Although Black history can be celebrated throughout the year, Black History Month offers an opportunity to reflect on and share the successes and accomplishments of African Americans in the fire service. And by looking at the past and present, the future comes into view — a future of opportunity achieved through diversity, equity and inclusion.
In many ways, the American firefighting community mirrored other opportunities and was not initially open and welcoming to minorities. Thus, the history of Blacks and the American fire service is one of breaking through the barriers of prejudice.
Early records of Black firefighters are fragmented and incomplete. The oldest documentation of government-sanctioned African American firefighters goes back to 1817 in New Orleans, when free men of color and slaves were recruited following a devastating fire.
There are an estimated 1,115,000 firefighters (370,000 career, 745,000 volunteer) in the United States; 8.4% of career firefighters are African American PDF.

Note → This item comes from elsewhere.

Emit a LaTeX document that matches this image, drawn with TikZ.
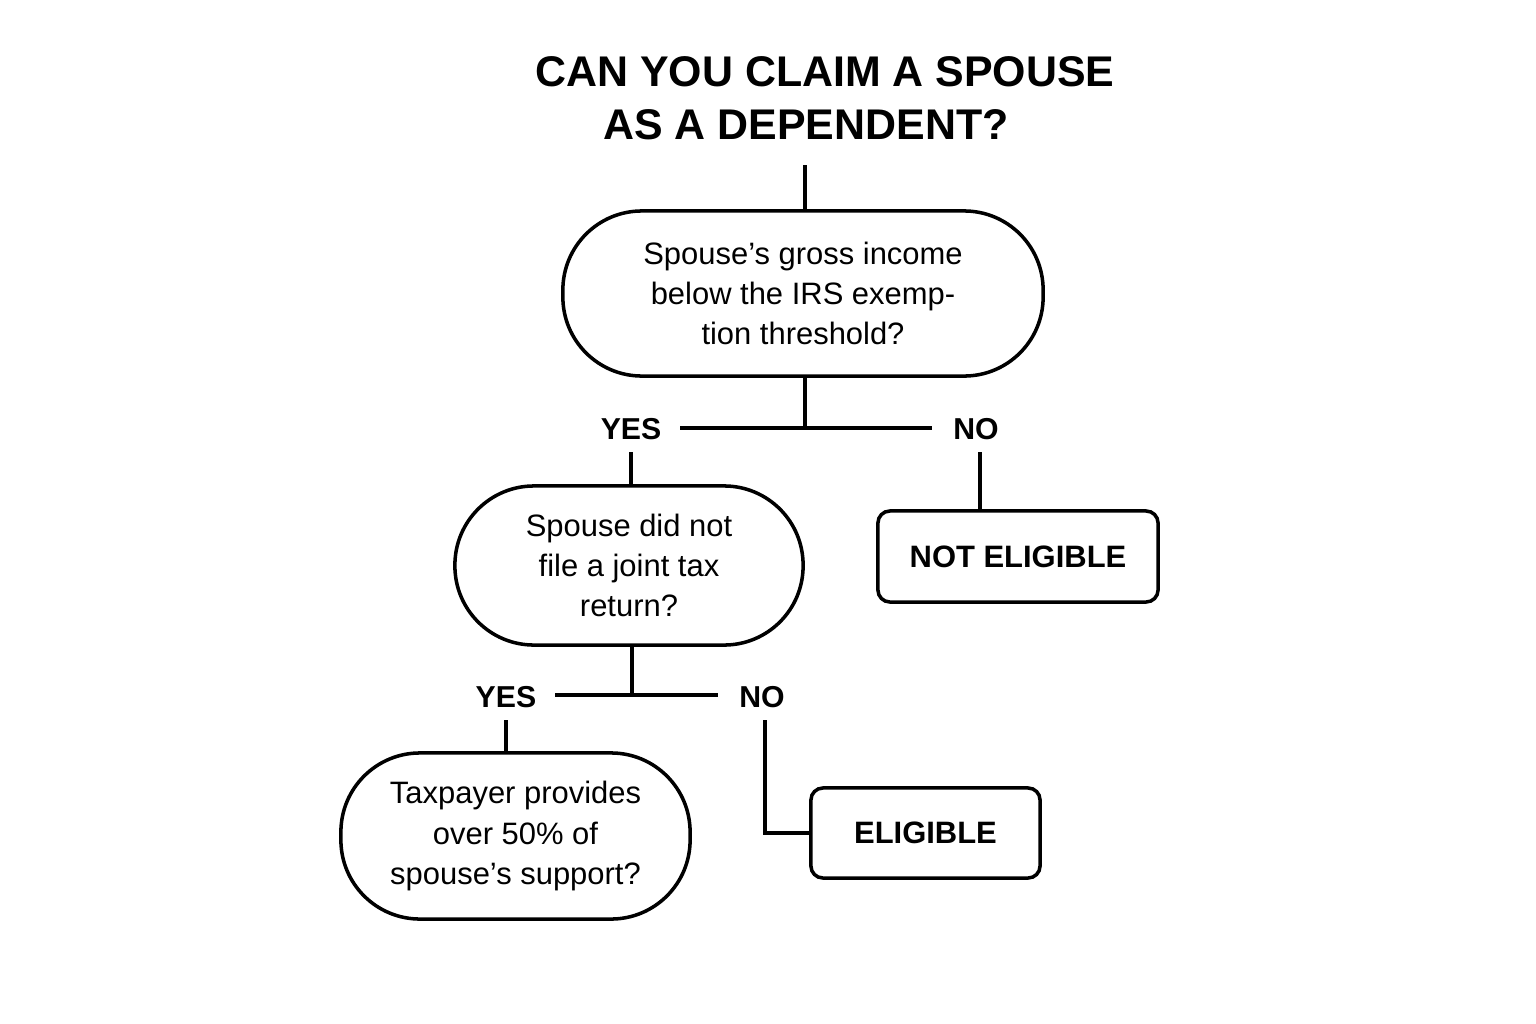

When seen through the lens of the past, this represents significant forward motion. However, as we help fire departments achieve their full potential, we at the U.S. Fire Administration (USFA) believe that there is more work to be done to build a diverse, equitable and inclusive workforce.

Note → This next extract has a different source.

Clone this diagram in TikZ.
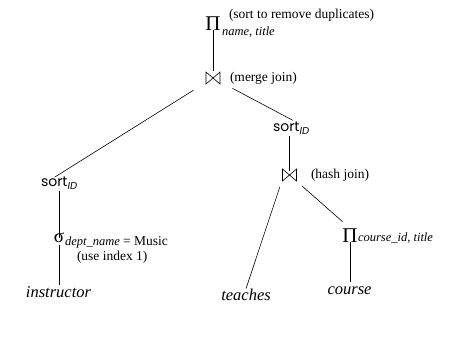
\documentclass[tikz,border=0pt]{standalone}
\usepackage{fontspec}
\setmainfont{Liberation Serif}
\newfontfamily\sortfont{Poppins}
\begin{document}
\begin{tikzpicture}[x=1pt,y=-1pt,
  lbl/.style={inner sep=0pt, outer sep=0pt, font=\fontsize{13.5}{16}\selectfont},
  subs/.style={inner sep=0pt, outer sep=0pt, font=\fontsize{12.5}{14}\selectfont\itshape},
  sym/.style={inner sep=0pt, outer sep=0pt, font=\fontsize{21}{23}\selectfont},
  sigsym/.style={inner sep=0pt, outer sep=0pt, font=\fontsize{19}{21}\selectfont},
  rel/.style={inner sep=0pt, outer sep=0pt, font=\fontsize{16.5}{18}\selectfont\itshape},
  srt/.style={inner sep=2pt, outer sep=0pt, font=\sortfont\fontsize{14}{16}\selectfont},
  joinop/.style={minimum width=16pt, minimum height=14pt, inner sep=0pt, outer sep=0pt,
    path picture={\draw[line width=0.6pt]
      ([shift={(-7,-6)}]path picture bounding box.center) -- ++(0,12) -- ++(14,-12) -- ++(0,12) -- cycle;}},
  edge/.style={draw, line width=0.6pt}
]
\useasboundingbox (0,0) rectangle (471,348);

% top projection
\node[sym, anchor=base] (p1) at (213,30) {Π};
\node[lbl, anchor=base west] (p1n) at (229,19) {(sort to remove duplicates)};
\node[subs, anchor=base west] (p1s) at (222,35) {name, title};

% merge join
\node[joinop] (mj) at (213,78) {};
\node[lbl, anchor=base west] (mjn) at (230,81) {(merge join)};

% left sort
\node[srt, anchor=base west] (sortL) at (39,186) {sort\raisebox{-3pt}{\fontsize{10}{12}\selectfont\itshape ID}};
% right sort
\node[srt, anchor=base west] (sortR) at (271,131) {sort\raisebox{-3pt}{\fontsize{10}{12}\selectfont\itshape ID}};

% hash join
\node[joinop] (hj) at (289.5,175) {};
\node[lbl, anchor=base west] (hjn) at (311,178) {(hash join)};

% selection
\node[sigsym, anchor=base] (sig) at (59,242) {σ};
\node[subs, anchor=base west] (sigs) at (65,245) {dept\_name\fontsize{13.5}{16}\selectfont\upshape{} = Music};
\node[lbl, anchor=base west] (sign) at (77,260) {(use index 1)};

% projection course
\node[sym, anchor=base] (p2) at (350,242) {Π};
\node[subs, anchor=base west] (p2s) at (358,241) {course\_id, title};

% relations
\node[rel, anchor=base] (instr) at (58.5,297) {instructor};
\node[rel, anchor=base] (teaches) at (246,300) {teaches};
\node[rel, anchor=base] (course) at (349.5,294) {course};

% connectors
\draw[edge] (p1.south) -- (mj.north);
\draw[edge, shorten <=23pt, shorten >=-5pt] (mj.center) -- (sortL.north);
\draw[edge, shorten <=22pt, shorten >=-2pt] (mj.center) -- (sortR.north);
\draw[edge, shorten >=-6pt] (sortL.south) -- (sortL.south |- sig.north);
\draw[edge, shorten <=3pt, shorten >=1pt] (sig.south) -- (sig.south |- instr.north);
\draw[edge, shorten >=-3pt] (hj.north |- sortR.south) -- (hj.north);
\draw[edge, shorten <=5pt] (hj.south west) -- (teaches.north);
\draw[edge, shorten <=6pt, shorten >=10pt] (hj.south east) -- (p2.north);
\draw[edge, shorten >=4pt] (p2.south) -- (p2.south |- course.north);
\end{tikzpicture}
\end{document}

The USFA is hopeful for a future in which a fire department’s workforce reflects the community it serves and where all fire service leaders understand that a diverse, equitable and inclusive environment provides a fire department with the ability to:
- Provide a higher level of service with personnel that better understand community needs.
- Generate solutions to long-standing problems by exploring different perspectives and drawing on experience from various backgrounds.
- Leverage more experiences and different ideas to be more flexible, proactive and better able to adjust to new challenges.